AMOROSA v. GENERAL ELEC. COMPANY

United States District Court, Southern District of New York (2022)

Facts

Issue

Holding — Furman, J.

Rule

Reasoning

Deep Dive: How the Court Reached Its Decision

Court's Analysis of the Amended Complaint

The court determined that Amorosa's amended complaint was fundamentally flawed because it predominantly consisted of allegations copied nearly verbatim from the class action complaint and the SEC order. The court emphasized that such copying was impermissible, as it violated the requirement for attorneys to conduct independent investigations into the facts they present in court. According to Rule 11 of the Federal Rules of Civil Procedure, attorneys must certify that their factual contentions have evidentiary support based on a reasonable inquiry. The court pointed out that this responsibility was not fulfilled, as Amorosa's counsel failed to verify the allegations sourced from another case, thus undermining the credibility of the claims. Furthermore, the court noted that allegations drawn from confidential witnesses needed to come from direct communications with those witnesses, which was not the case here. Overall, the court found that the reliance on secondhand allegations did not meet the necessary pleading standards for securities fraud claims.

Insufficiency of Remaining Allegations

The court highlighted that the remaining allegations in Amorosa's complaint were either conclusory or lacked sufficient detail to support a claim for securities fraud. Many of the allegations were legal conclusions rather than specific factual assertions, and the court emphasized that it was not required to accept these conclusory statements as true. Additionally, the court noted that Amorosa's claims regarding misrepresentations made by GE's executives were insufficiently detailed, failing to establish the necessary elements of fraud. The court also pointed out that while Amorosa attempted to substantiate his claims by referencing the SEC order, the order itself did not contain findings that established scienter, an essential element required to prove securities fraud. As a result, even if the court were to consider the allegations from the SEC order, they would not suffice to support a viable claim.

Impact of Opting Out of the Class Action

The court addressed Amorosa's argument that he could rely on the allegations from the class action complaint since he was a member of the proposed class. However, the court clarified that Amorosa had opted out of the class action, which meant he was not entitled to leverage the efforts of class counsel in that previous litigation. The court reiterated that opting out required him to independently meet the stringent pleading standards applicable to all plaintiffs alleging securities fraud. It emphasized that the difficulties or costs associated with conducting an independent investigation did not excuse Amorosa from meeting the pleading requirements. Consequently, the court found that Amorosa could not simply piggyback on the work of the class action’s legal team and had to substantiate his claims independently.

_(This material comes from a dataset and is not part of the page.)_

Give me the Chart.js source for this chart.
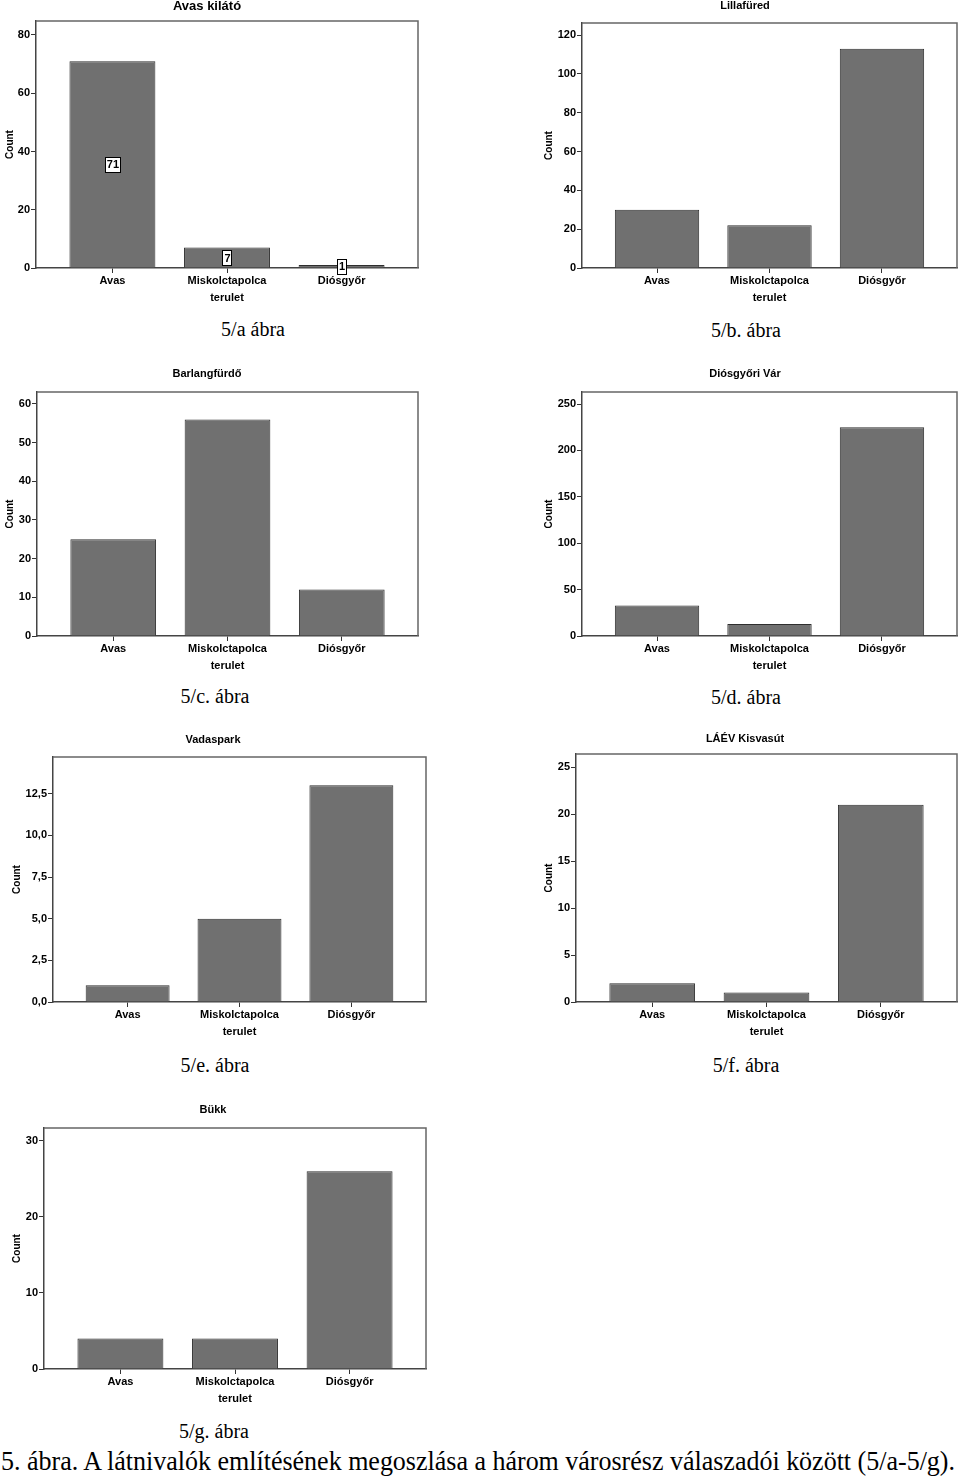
<!DOCTYPE html>
<html>
<head>
<meta charset="utf-8">
<script src="https://cdn.jsdelivr.net/npm/chart.js@4/dist/chart.umd.min.js"></script>
<style>
  html, body { margin: 0; padding: 0; background: #fff; }
  body { width: 960px; height: 1478px; position: relative; overflow: hidden; }
  canvas.panel { position: absolute; }
  .cap { position: absolute; font-family: "Liberation Serif", "Times New Roman", serif; font-size: 20px; line-height: 1; color: #000; white-space: nowrap; transform: translate(-50%, -50%); }
  #mainCap { position: absolute; left: 1px; font-family: "Liberation Serif", "Times New Roman", serif; font-size: 27px; line-height: 1; color: #000; white-space: nowrap; transform-origin: 0 50%; }
</style>
</head>
<body>
<div id="mainCap">5. ábra. A látnivalók említésének megoszlása a három városrész válaszadói között (5/a-5/g).</div>
<script>
// ---------- data ----------
const categories = ['Avas', 'Miskolctapolca', 'Diósgyőr'];
const xAxisTitle = 'terulet';
const yAxisTitle = 'Count';

const avasKilatoCounts   = [71, 7, 1];
const lillafuredCounts   = [30, 22, 113];
const barlangfurdoCounts = [25, 56, 12];
const diosgyoriVarCounts = [33, 13, 225];
const vadaparkCounts     = [1, 5, 13];
const laevKisvasutCounts = [2, 1, 21];
const bukkCounts         = [4, 4, 26];

const avasKilatoTicks   = [0, 20, 40, 60, 80];
const lillafuredTicks   = [0, 20, 40, 60, 80, 100, 120];
const barlangfurdoTicks = [0, 10, 20, 30, 40, 50, 60];
const diosgyoriVarTicks = [0, 50, 100, 150, 200, 250];
const vadaparkTicks     = [0, 2.5, 5, 7.5, 10, 12.5];
const laevKisvasutTicks = [0, 5, 10, 15, 20, 25];
const bukkTicks         = [0, 10, 20, 30];

// ---------- layout table (positions / styles only) ----------
const panels = [
  { title: 'Avas kilátó', values: avasKilatoCounts, ticks: avasKilatoTicks, yMax: 84.8, decimals: 0, showValues: true,
    canvas: [0, 0, 440], box: [36, 21, 418, 268], titleAt: [207, 6], titleSize: 13, countX: 10, caption: '5/a ábra', captionAt: [253, 329] },
  { title: 'Lillafüred', values: lillafuredCounts, ticks: lillafuredTicks, yMax: 126.2, decimals: 0,
    canvas: [530, 0, 430], box: [582, 23, 957, 268], titleAt: [745, 6], titleSize: 11, countX: 549, caption: '5/b. ábra', captionAt: [746, 330] },
  { title: 'Barlangfürdő', values: barlangfurdoCounts, ticks: barlangfurdoTicks, yMax: 63.1, decimals: 0,
    canvas: [0, 360, 440], box: [37, 392, 418, 636], titleAt: [207, 374], titleSize: 11, countX: 10, caption: '5/c. ábra', captionAt: [215, 696] },
  { title: 'Diósgyőri Vár', values: diosgyoriVarCounts, ticks: diosgyoriVarTicks, yMax: 263, decimals: 0,
    canvas: [530, 360, 430], box: [582, 392, 957, 636], titleAt: [745, 374], titleSize: 11, countX: 549, caption: '5/d. ábra', captionAt: [746, 697] },
  { title: 'Vadaspark', values: vadaparkCounts, ticks: vadaparkTicks, yMax: 14.7, decimals: 1,
    canvas: [0, 728, 440], box: [53, 757, 426, 1002], titleAt: [213, 740], titleSize: 11, countX: 17, caption: '5/e. ábra', captionAt: [215, 1065] },
  { title: 'LÁÉV Kisvasút', values: laevKisvasutCounts, ticks: laevKisvasutTicks, yMax: 26.4, decimals: 0,
    canvas: [530, 728, 430], box: [576, 754, 957, 1002], titleAt: [745, 739], titleSize: 11, countX: 549, caption: '5/f. ábra', captionAt: [746, 1065] },
  { title: 'Bükk', values: bukkCounts, ticks: bukkTicks, yMax: 31.7, decimals: 0,
    canvas: [0, 1098, 440], box: [44, 1128, 426, 1369], titleAt: [213, 1110], titleSize: 11, countX: 17, caption: '5/g. ábra', captionAt: [214, 1431] }
];

const FONT = "'Liberation Sans', Arial, Helvetica, sans-serif";
Chart.defaults.font.family = FONT;
Chart.defaults.color = '#000';

const BELOW = 40; // canvas extends this far below the plot box

const spssPlugin = {
  id: 'spss',
  beforeDatasetsDraw(chart, args, opts) {
    const { ctx, chartArea: a } = chart;
    ctx.save();
    ctx.strokeStyle = '#666';
    ctx.lineWidth = 1.5;
    ctx.beginPath();
    ctx.moveTo(a.left, a.top);
    ctx.lineTo(a.right, a.top);
    ctx.lineTo(a.right, a.bottom);
    ctx.stroke();
    ctx.restore();
  },
  afterDraw(chart, args, opts) {
    const { ctx } = chart;
    ctx.save();
    ctx.fillStyle = '#000';
    ctx.font = 'bold ' + opts.titleSize + 'px ' + FONT;
    ctx.textAlign = 'center';
    ctx.textBaseline = 'middle';
    ctx.fillText(opts.title, opts.titleX, opts.titleY);
    if (opts.showValues) {
      const meta = chart.getDatasetMeta(0);
      const vals = chart.data.datasets[0].data;
      ctx.font = 'bold 11px ' + FONT;
      meta.data.forEach((bar, i) => {
        const txt = String(vals[i].y);
        const w = ctx.measureText(txt).width + 3;
        const h = 15;
        const cx = bar.x;
        const cy = (bar.y + bar.base) / 2;
        ctx.fillStyle = '#fff';
        ctx.fillRect(Math.round(cx - w / 2) + 0.5, Math.round(cy - h / 2) + 0.5, Math.round(w), h);
        ctx.strokeStyle = '#000';
        ctx.lineWidth = 1;
        ctx.strokeRect(Math.round(cx - w / 2) + 0.5, Math.round(cy - h / 2) + 0.5, Math.round(w), h);
        ctx.fillStyle = '#000';
        ctx.fillText(txt, cx + 0.5, cy + 1);
      });
    }
    ctx.restore();
  }
};

panels.forEach((p) => {
  const [cx, cy, cw] = p.canvas;
  const [bl, bt, br, bb] = p.box;
  const ch = bb + BELOW - cy;
  const cv = document.createElement('canvas');
  cv.className = 'panel';
  cv.width = cw; cv.height = ch;
  cv.style.left = cx + 'px'; cv.style.top = cy + 'px';
  cv.style.width = cw + 'px'; cv.style.height = ch + 'px';
  document.body.appendChild(cv);

  const cap = document.createElement('div');
  cap.className = 'cap';
  cap.textContent = p.caption;
  cap.style.left = p.captionAt[0] + 'px';
  cap.style.top = p.captionAt[1] + 'px';
  document.body.appendChild(cap);

  const yWidth = bl - cx;
  const fmt = (v) => p.decimals ? Number(v).toFixed(p.decimals).replace('.', ',') : String(v);

  new Chart(cv, {
    type: 'bar',
    data: {
      datasets: [{
        data: p.values.map((v, i) => ({ x: i, y: v })),
        backgroundColor: '#707070',
        borderColor: '#2e2e2e',
        borderWidth: 1,
        categoryPercentage: 1,
        barPercentage: 0.75
      }]
    },
    options: {
      responsive: false,
      animation: false,
      devicePixelRatio: 1,
      layout: { padding: { left: 0, top: bt - cy, right: (cx + cw) - br, bottom: 0 } },
      plugins: {
        legend: { display: false },
        tooltip: { enabled: false },
        spss: {
          title: p.title, titleSize: p.titleSize,
          titleX: p.titleAt[0] - cx, titleY: p.titleAt[1] - cy,
          showValues: !!p.showValues
        }
      },
      scales: {
        x: {
          type: 'linear',
          min: -0.667,
          max: 2.667,
          offset: false,
          grid: { display: true, drawOnChartArea: false, drawTicks: true, tickLength: 5, color: '#333', offset: false },
          border: { display: true, color: '#444', width: 1.5 },
          ticks: {
            autoSkip: false, maxRotation: 0, minRotation: 0, padding: 1,
            font: { size: 11, weight: 'bold' }, color: '#000',
            callback: (v) => categories[Math.round(v)]
          },
          afterBuildTicks: (s) => { s.ticks = categories.map((_, i) => ({ value: i })); },
          afterFit: (s) => { s.height = BELOW; },
          title: {
            display: true, text: xAxisTitle, color: '#000',
            font: { size: 11, weight: 'bold', lineHeight: 1.2 },
            padding: { top: 0, bottom: BELOW - 29.5 - 6.6 }
          }
        },
        y: {
          type: 'linear',
          min: 0,
          max: p.yMax,
          grid: { display: true, drawOnChartArea: false, drawTicks: true, tickLength: 5, color: '#333' },
          border: { display: true, color: '#444', width: 1.5 },
          ticks: {
            padding: 1, font: { size: 11, weight: 'bold' }, color: '#000',
            callback: (v) => fmt(v)
          },
          afterBuildTicks: (s) => { s.ticks = p.ticks.map((v) => ({ value: v })); },
          afterFit: (s) => { s.width = yWidth; },
          title: {
            display: true, text: yAxisTitle, color: '#000',
            font: { size: 10, weight: 'bold', lineHeight: 1 },
            padding: { top: p.countX - cx - 5, bottom: 0 }
          }
        }
      }
    },
    plugins: [spssPlugin]
  });
});

// main caption: fit across the page width, centred on y ≈ 1461
const mc = document.getElementById('mainCap');
const w = mc.getBoundingClientRect().width;
const h = mc.getBoundingClientRect().height;
mc.style.top = (1461 - h / 2) + 'px';
mc.style.transform = 'scaleX(' + (954 / w) + ')';
</script>
</body>
</html>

Failure to Establish Scienter

The court underscored the importance of establishing scienter in securities fraud claims, which requires showing that the defendants acted with the intent to deceive or were at least reckless. Amorosa's complaint was found lacking in this regard, as it did not provide sufficient factual allegations to demonstrate that GE or its executives possessed the necessary state of mind to commit fraud. The court noted that Amorosa's argument that the SEC findings implied intent to deceive was insufficient, as the PSLRA mandated specific factual allegations to support such claims. Furthermore, the court remarked that the SEC order did not contain findings related to scienter, and thus could not be used to fill this critical gap in Amorosa's allegations. The lack of direct evidence or specific allegations regarding intent meant that the claims could not survive dismissal.

Conclusion and Leave to Amend

In conclusion, the court granted the defendants' motion to dismiss Amorosa's claims. It found that the amended complaint failed to meet the rigorous pleading standards required for securities fraud under the applicable laws, primarily because it relied on unverified, secondhand allegations and lacked sufficient factual support. However, recognizing that Amorosa had not previously been given an opportunity to remedy the deficiencies identified in his complaint, the court granted him one final chance to amend. The court instructed Amorosa to file a second amended complaint within thirty days, emphasizing that he would need to address the substantive issues raised in the dismissal order. Thus, while the claims were dismissed, the door was left open for potential further action by Amorosa, contingent on meeting the necessary legal standards in his amended filing.